Port Matters

By Frances Kennedy
(April 2020) – I read an interesting column today by a specialist in communicable diseases. In summary, his take on the pandemic known as COVID-19 (aka coronavirus) is this: wash your hands well and often, cough into your elbow, and keep an open heart. He went on to say that this pandemic will expose who we are: selfish, fearful and divisive, or not. I say we choose not. Further, reading an article in the New York Times I was intrigued by a story of a young Dutch journalist turned architect, described as a champion of cities who envisioned a “mutant form of urbanism.” In short, he wrote a manifesto and love letter in the 1970s called “Delirious New York” that described the humanity of community; food for thought in these days of barren grocery shelves.

Running on empty for two days paid off at the Green Roof gas station. The price of gas was down to 85 cents a litre and I ran into a few of the old boys having coffee at the back, a fragment of the crusty regulars fondly remembered from the Green Roof Restaurant days who grudgingly guided me into life in my adopted hometown in 2001. To my delight and edification, they had opinions on this column.

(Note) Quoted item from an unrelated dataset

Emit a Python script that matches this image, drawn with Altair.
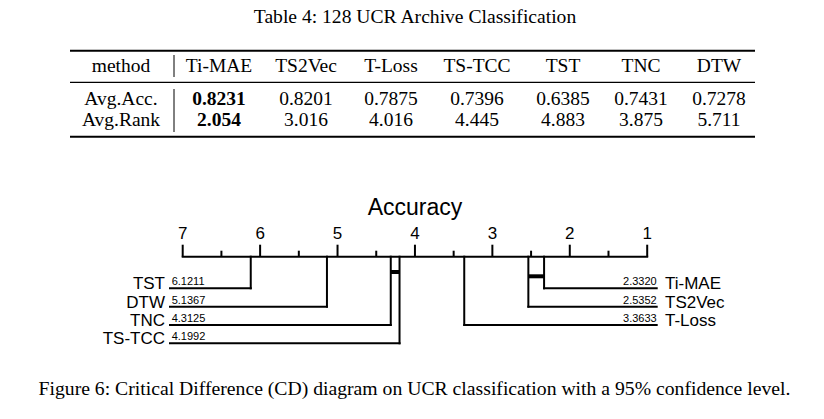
import altair as alt
import pandas as pd

# ---------------- data ----------------
methods = ["Ti-MAE", "TS2Vec", "T-Loss", "TS-TCC", "TST", "TNC", "DTW"]
avg_acc = [0.8231, 0.8201, 0.7875, 0.7396, 0.6385, 0.7431, 0.7278]
avg_rank = [2.054, 3.016, 4.016, 4.445, 4.883, 3.875, 5.711]
row_names = ["method", "Avg.Acc.", "Avg.Rank"]

cd_methods = ["TST", "DTW", "TNC", "TS-TCC", "T-Loss", "TS2Vec", "Ti-MAE"]
cd_ranks = [6.1211, 5.1367, 4.3125, 4.1992, 3.3633, 2.5352, 2.3320]
clique_low = [4.1992, 2.3320]
clique_high = [4.3125, 2.5352]
major_ticks = [1, 2, 3, 4, 5, 6, 7]
minor_ticks = [1.5, 2.5, 3.5, 4.5, 5.5, 6.5]

table_title = "Table 4: 128 UCR Archive Classification"
caption = "Figure 6: Critical Difference (CD) diagram on UCR classification with a 95% confidence level."
axis_title = "Accuracy"

SERIF = "Liberation Serif"
SANS = "Liberation Sans"

# ---------------- table frame ----------------
cells = []
for r, name in enumerate(row_names):
    cells.append({"ci": 0, "ri": r, "text": name, "bold": False})
best_acc = max(avg_acc)
best_rank = min(avg_rank)
for i, m in enumerate(methods):
    cells.append({"ci": i + 1, "ri": 0, "text": m, "bold": False})
    cells.append({"ci": i + 1, "ri": 1, "text": f"{avg_acc[i]:.4f}", "bold": avg_acc[i] == best_acc})
    cells.append({"ci": i + 1, "ri": 2, "text": f"{avg_rank[i]:.3f}", "bold": avg_rank[i] == best_rank})
cells = pd.DataFrame(cells)

tab_x = alt.Scale(domain=list(range(8)), range=[113, 211, 298, 383, 469, 555, 633, 711], nice=False, zero=False)
tab_y = alt.Scale(domain=[0, 1, 2], range=[63.7, 97, 117.7], nice=False, zero=False)

def table_text(bold):
    return alt.Chart(cells).transform_filter(
        "datum.bold" if bold else "!datum.bold"
    ).mark_text(
        font=SERIF, fontSize=19.5, baseline="alphabetic", align="center",
        color="black", fontWeight="bold" if bold else "normal"
    ).encode(
        x=alt.X("ci:Q", scale=tab_x, axis=None),
        y=alt.Y("ri:Q", scale=tab_y, axis=None),
        text="text:N",
    )

dummy = pd.DataFrame({"k": [0]})

def hrule(y, x1, x2, w):
    return alt.Chart(dummy).mark_rule(color="black", strokeWidth=w).encode(
        x=alt.value(x1), x2=alt.value(x2), y=alt.value(y))

def vrule(x, y1, y2, w):
    return alt.Chart(dummy).mark_rule(color="black", strokeWidth=w).encode(
        x=alt.value(x), y=alt.value(y1), y2=alt.value(y2))

title_layer = alt.Chart(dummy).mark_text(
    font=SERIF, fontSize=19.6, baseline="alphabetic", align="center", color="black",
    text=table_title
).encode(x=alt.value(407), y=alt.value(15.3))

caption_layer = alt.Chart(dummy).mark_text(
    font=SERIF, fontSize=19.7, baseline="alphabetic", align="center", color="black",
    text=caption
).encode(x=alt.value(406.5), y=alt.value(387))

# ---------------- CD diagram ----------------
cd = pd.DataFrame({"method": cd_methods, "rank": cd_ranks})
cd = cd.sort_values("rank", ascending=False).reset_index(drop=True)
n_left = (len(cd) + 1) // 2
left = cd.iloc[:n_left].copy()
left["side"] = "left"
left["row"] = range(len(left))
right = cd.iloc[n_left:].sort_values("rank").copy()
right["side"] = "right"
right["row"] = range(len(right))
cd = pd.concat([left, right], ignore_index=True)

AXIS_Y = 248.7
cd_x = alt.Scale(domain=[1, 7], range=[639.2, 174.7], nice=False, zero=False)
cd_y = alt.Scale(domain=[0, 3], range=[280.3, 335.3], nice=False, zero=False)

X = alt.X("rank:Q", scale=cd_x, axis=None)
Y = alt.Y("row:Q", scale=cd_y, axis=None)

ticks_df = pd.DataFrame({"t": major_ticks})
domain_df = pd.DataFrame({"lo": [min(major_ticks)], "hi": [max(major_ticks)],
                          "mid": [(min(major_ticks) + max(major_ticks)) / 2]})

axis_line = alt.Chart(domain_df).mark_rule(color="black", strokeWidth=2, strokeCap="square").encode(
    x=alt.X("lo:Q", scale=cd_x, axis=None), x2="hi:Q", y=alt.value(AXIS_Y))
major_layer = alt.Chart(ticks_df).mark_rule(color="black", strokeWidth=2).encode(
    x=alt.X("t:Q", scale=cd_x, axis=None), y=alt.value(AXIS_Y - 12), y2=alt.value(AXIS_Y))
minor_layer = alt.Chart(pd.DataFrame({"t": minor_ticks})).mark_rule(color="black", strokeWidth=2).encode(
    x=alt.X("t:Q", scale=cd_x, axis=None), y=alt.value(AXIS_Y - 6), y2=alt.value(AXIS_Y))
tick_labels = alt.Chart(ticks_df).mark_text(
    font=SANS, fontSize=17, align="center", baseline="alphabetic", color="black"
).encode(x=alt.X("t:Q", scale=cd_x, axis=None), y=alt.value(231), text=alt.Text("t:Q", format="d"))
axis_title_layer = alt.Chart(domain_df).mark_text(
    font=SANS, fontSize=23, align="center", baseline="alphabetic", color="black", text=axis_title
).encode(x=alt.X("mid:Q", scale=cd_x, axis=None), y=alt.value(207))

vert = alt.Chart(cd).mark_rule(color="black", strokeWidth=2, strokeCap="square").encode(
    x=X, y=Y, y2=alt.value(AXIS_Y))

horiz_left = alt.Chart(cd).transform_filter("datum.side == 'left'").mark_rule(
    color="black", strokeWidth=2, strokeCap="square").encode(x=X, x2=alt.value(162), y=Y)
horiz_right = alt.Chart(cd).transform_filter("datum.side == 'right'").mark_rule(
    color="black", strokeWidth=2, strokeCap="square").encode(x=X, x2=alt.value(648.7), y=Y)

name_left = alt.Chart(cd).transform_filter("datum.side == 'left'").mark_text(
    font=SANS, fontSize=17, align="right", baseline="alphabetic", dy=1, color="black"
).encode(x=alt.value(157), y=Y, text="method:N")
name_right = alt.Chart(cd).transform_filter("datum.side == 'right'").mark_text(
    font=SANS, fontSize=17, align="left", baseline="alphabetic", dy=1, color="black"
).encode(x=alt.value(657), y=Y, text="method:N")

val_left = alt.Chart(cd).transform_filter("datum.side == 'left'").mark_text(
    font=SANS, fontSize=11, align="left", baseline="alphabetic", dy=-3, color="black"
).encode(x=alt.value(163.7), y=Y, text=alt.Text("rank:Q", format=".4f"))
val_right = alt.Chart(cd).transform_filter("datum.side == 'right'").mark_text(
    font=SANS, fontSize=11, align="right", baseline="alphabetic", dy=-3, color="black"
).encode(x=alt.value(648.7), y=Y, text=alt.Text("rank:Q", format=".4f"))

cliques = pd.DataFrame({"lo": clique_low, "hi": clique_high, "level": list(range(len(clique_low)))})
clique_layer = alt.Chart(cliques).mark_rule(color="black", strokeWidth=4).encode(
    x=alt.X("lo:Q", scale=cd_x, axis=None), x2="hi:Q",
    y=alt.Y("level:Q", scale=alt.Scale(domain=[0, 1], range=[264, 268.3], nice=False, zero=False), axis=None),
)

chart = alt.layer(
    title_layer,
    hrule(42.7, 62, 747, 2), hrule(74.3, 62, 747, 1.2), hrule(128.7, 62, 747, 2),
    vrule(166, 47, 69, 1), vrule(166, 81, 124, 1),
    table_text(False), table_text(True),
    axis_line, major_layer, minor_layer, tick_labels, axis_title_layer,
    vert, horiz_left, horiz_right, name_left, name_right, val_left, val_right,
    clique_layer,
    caption_layer,
).resolve_scale(x="independent", y="independent").properties(
    width=808, height=403, padding=0,
    autosize=alt.AutoSizeParams(type="none"),
    background="white",
).configure_view(stroke=None)

chart.save("out.html", embed_options={"renderer": "svg", "actions": False})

By this reading it will have passed, but I intend to attend Port Stanley Library’s 15th anniversary of The Annual Butter Tart Bake Off in memory of Carol Smetheram. A quick perusal of the calendar in last month’s issue of The Villager speaks to two things: there’s a lot to do and learn in our quaint fishing village and times, they are a-changing. Pepper Tree Spice Co is offering cooking classes on Tagine Cooking, The Art of Ramen Cooking, and yoga classes proliferate. Wowza! All good and wonderful, but what happen to the Annual Chili Cook Off once a fierce contest and highlight of the winter social scene?

Funny thing, on Sunday March 15th while navigating the mile from Foodland to home I thought “bloody hell, it’s getting just like New York City around here!” when it occurred to me, that a community manifesto is a love letter to Port Stanley and much like “Delirious New York”, it’s a declaration of who we are and who want to be. The good news is there’s every evidence that collaboration to become one voice is possible, and that’s the power of community advocacy.

Not least but last, spring is the season of rebirth and renewal. Hoppy Easter!  As seductive as it is, we don’t live in a bubble that insulates us from the outside world. We have the opportunity this spring to renew old habits and reach out to our neighbours. For those who are alone, or elderly, or are in some way vulnerable, these are frightening times. When we practice our best future, we create it.